The perception of speaking styles under cochlear implant simulation
Real-life speech communication is complicated not only by background noise and competition from other talkers, but also natural variability encoded in the speech signal. To deal with speech variability, listeners must identify the speech form and extract information about the environment, context, and talker. Further, they must make rapid perceptual adjustments and learn from systematic variation to facilitate speech recognition. These tasks may be very challenging for hearing-impaired users of cochlear implants (CIs), since limitations of the CI may prevent users from being able to reliably perceive and use subtle variations in speech. While robust speech perception in CI users is mostly achieved for ideal speech, i.e., carefully controlled speech with clear pronunciations, our knowledge of CI detection and adaptation to real-life speech is still limited. Further, CI users’ perception of speech produced in well-controlled laboratory speech conditions may not reflect their actual real-life performance.
In order to begin to characterize CI perception of real-life speech forms, and to provide guidelines for best clinical practice, the perception of different speaking styles common in real-life speaking environments was investigated in normal and CI-simulated conditions. In particular, normal-hearing listeners completed a perceptual discrimination task and a sentence recognition task using casual and careful speech in three CI noise-vocoder simulation conditions, including none, 12- or 4-channel simulation. The results indicate that the CI simulation had a significant impact on the perception of real-life speaking styles. In the discrimination task, NH listeners were unable to reliably make the categorization judgments under CI simulation. In the sentence recognition task, listeners’ ability to recognize casual speech was disproportionately reduced as spectral resolution decreased, with listeners performing much worse on the casual speech than the careful speech under 4-channel simulation.

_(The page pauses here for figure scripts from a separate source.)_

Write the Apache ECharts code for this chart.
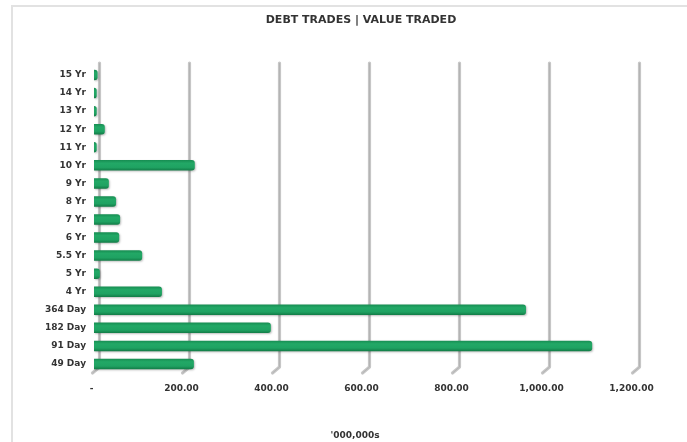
<!DOCTYPE html>
<html>
<head>
<meta charset="utf-8">
<script src="https://cdn.jsdelivr.net/npm/echarts@6/dist/echarts.min.js"></script>
<style>html,body{margin:0;padding:0;background:#fff;}#c{width:687px;height:442px;}</style>
</head>
<body>
<div id="c"></div>
<script>
const categories = ['15 Yr','14 Yr','13 Yr','12 Yr','11 Yr','10 Yr','9 Yr','8 Yr','7 Yr','6 Yr','5.5 Yr','5 Yr','4 Yr','364 Day','182 Day','91 Day','49 Day'];
const values = [8, 6, 6, 24, 6, 224, 33, 49, 58, 56, 107, 13, 151, 960, 393, 1107, 222];
const tickValues = [0, 200, 400, 600, 800, 1000, 1200];
const titleText = 'DEBT TRADES | VALUE TRADED';
const axisTitle = "'000,000s";

const chart = echarts.init(document.getElementById('c'));
const FONT = 'DejaVu Sans';
chart.setOption({
  animation: false,
  backgroundColor: '#fff',
  title: [
    { text: titleText, left: 356, top: 10, textAlign: 'center',
      textStyle: { fontFamily: FONT, fontWeight: 'bold', fontSize: 11, color: '#333' } },
    { text: axisTitle, left: 350, top: 426, textAlign: 'center',
      textStyle: { fontFamily: FONT, fontWeight: 'bold', fontSize: 9, color: '#333' } }
  ],
  graphic: [
    { type: 'polyline', shape: { points: [[12, 442], [12, 6], [687, 6]] },
      style: { stroke: '#e2e2e2', lineWidth: 2, fill: null }, silent: true, z: -10 }
  ],
  grid: { left: 94, width: 540, top: 66, height: 307, containLabel: false },
  xAxis: {
    type: 'value', min: 0, max: 1200, interval: 200,
    axisLine: { show: false }, axisTick: { show: false }, splitLine: { show: false },
    axisLabel: {
      margin: 11, padding: [0, 5, 0, 0],
      fontFamily: FONT, fontWeight: 'bold', fontSize: 9, color: '#333',
      formatter: v => v === 0 ? '-' : v.toLocaleString('en-US', { minimumFractionDigits: 2, maximumFractionDigits: 2 })
    }
  },
  yAxis: {
    type: 'category', data: categories, inverse: true,
    axisLine: { show: false }, axisTick: { show: false }, splitLine: { show: false },
    axisLabel: { margin: 8, fontFamily: FONT, fontWeight: 'bold', fontSize: 9, color: '#333' }
  },
  series: [
    {
      type: 'custom', z: 1, silent: true,
      data: tickValues,
      renderItem: function (params, api) {
        const cs = params.coordSys;
        const x = api.coord([api.value(0), 0])[0] + 5.5;
        const top = cs.y - 3;
        const bot = cs.y + cs.height - 6;
        return {
          type: 'group',
          children: [
            { type: 'polyline', shape: { points: [[x, top], [x, bot], [x - 7, bot + 6]] },
              style: { stroke: '#c6c6c6', lineWidth: 3.2, fill: null, lineCap: 'round', lineJoin: 'round' } },
            { type: 'polyline', shape: { points: [[x, top], [x, bot], [x - 7, bot + 6]] },
              style: { stroke: '#b4b4b4', lineWidth: 1, fill: null } }
          ]
        };
      }
    },
    {
      type: 'bar', z: 5, data: values, barWidth: 10.5,
      itemStyle: {
        borderRadius: [0, 3, 3, 0],
        color: new echarts.graphic.LinearGradient(0, 0, 0, 1, [
          { offset: 0, color: '#178d52' },
          { offset: 0.3, color: '#22a866' },
          { offset: 0.7, color: '#1fa262' },
          { offset: 1, color: '#127b46' }
        ]),
        shadowColor: 'rgba(0,0,0,0.25)', shadowBlur: 2, shadowOffsetX: 1, shadowOffsetY: 1
      }
    }
  ]
});
</script>
</body>
</html>
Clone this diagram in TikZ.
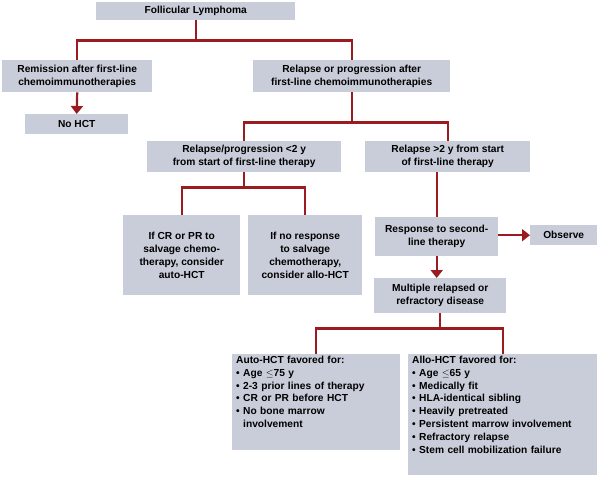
\documentclass[tikz,border=0pt]{standalone}
\usepackage{fontspec}
\setmainfont{Liberation Sans}
\usetikzlibrary{arrows.meta}
\definecolor{bx}{HTML}{C9CDD9}
\definecolor{ln}{HTML}{9B1C20}
\begin{document}
\begin{tikzpicture}[x=1pt,y=-1pt,
  b/.style={fill=bx,draw=none,font=\bfseries\fontsize{10.2}{12.8}\selectfont,align=center,inner sep=0pt},
  c/.style={draw=ln,line width=2.2pt},
  a/.style={c,-{Triangle[length=8pt,width=12pt]}}]
\useasboundingbox (0,0) rectangle (600,477);
\newcommand{\bx}[6]{\node[b,minimum width=#4-#2,minimum height=#5-#3,anchor=north west] (#1) at (#2,#3) {#6};}
\bx{fl}{96}{2}{295}{20}{Follicular Lymphoma}
\bx{rem}{2}{60}{152}{92}{Remission after first-line\\chemoimmunotherapies}
\bx{no}{25}{114}{128}{134}{No HCT}
\bx{rel}{253}{60}{450}{92}{Relapse or progression after\\first-line chemoimmunotherapies}
\bx{lt}{147}{141}{341}{172}{Relapse/progression <2 y\\from start of first-line therapy}
\bx{gt}{365}{141}{530}{172}{Relapse >2 y from start\\of first-line therapy}
\bx{cr}{123}{215}{240}{295}{If CR or PR to\\salvage chemo-\\therapy, consider\\auto-HCT}
\bx{nr}{248}{215}{362}{295}{If no response\\to salvage\\chemotherapy,\\consider allo-HCT}
\bx{resp}{375}{217}{498}{256}{Response to second-\\line therapy}
\bx{obs}{530}{225}{597}{245}{Observe}
\bx{mult}{374}{278}{506}{313}{Multiple relapsed or\\refractory disease}
\node[b,align=left,anchor=north west,minimum width=168pt,minimum height=96pt,text width=160pt] (auto) at (232,354) {\parbox[t][92pt][t]{160pt}{\raggedright Auto-HCT favored for:\\
\textbullet\ Age $\le$75 y\\
\textbullet\ 2-3 prior lines of therapy\\
\textbullet\ CR or PR before HCT\\
\textbullet\ No bone marrow\\\hspace*{7pt}involvement}};
\node[b,align=left,anchor=north west,minimum width=189pt,minimum height=121pt,text width=181pt] (allo) at (408,354) {\parbox[t][117pt][t]{181pt}{\raggedright Allo-HCT favored for:\\
\textbullet\ Age $\le$65 y\\
\textbullet\ Medically fit\\
\textbullet\ HLA-identical sibling\\
\textbullet\ Heavily pretreated\\
\textbullet\ Persistent marrow involvement\\
\textbullet\ Refractory relapse\\
\textbullet\ Stem cell mobilization failure}};
\draw[c] (fl.south) -- ++(0,20) coordinate (j1);
\draw[c] (rem.north) |- (j1) -| (rel.north);
\draw[a] (rem.south) -- (no.north);
\draw[c] (rel.south) -- ++(0,30) coordinate (j2);
\draw[c] (lt.north) |- (j2) -| (gt.north);
\draw[c] (lt.south) -- ++(0,15) coordinate (j3);
\draw[c] (cr.north) |- (j3) -| (nr.north);
\draw[c] (resp.north |- gt.south) -- (resp.north);
\draw[a] (resp.east |- obs.west) -- (obs.west);
\draw[a] (resp.south) -- (resp.south |- mult.north);
\draw[c] (mult.south) -- ++(0,15) coordinate (j4);
\draw[c] (auto.north) |- (j4) -| (allo.north);
\end{tikzpicture}
\end{document}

Finally, performance on both tasks was compared to explore the relation between perceptual discrimination and word recognition across the speaking styles.
Taken together, the findings from the CI simulations suggest that perceptual adjustments to real-life speaking styles may be difficult for CI users, given that some important cues to speaking style, such as fine acoustic-phonetic detail, are not be available to them. Despite this, the results suggest that some CI listeners may still be able to use additional cues, such as durational cues related to speaking rate, and draw upon linguistic knowledge and experience to in their perception of real-life speaking styles. By characterizing how CI users perceive and encode speech information related to speaking style, we may be able to develop new clinical tools for the assessment and training of real-life speech perception performance for these listeners.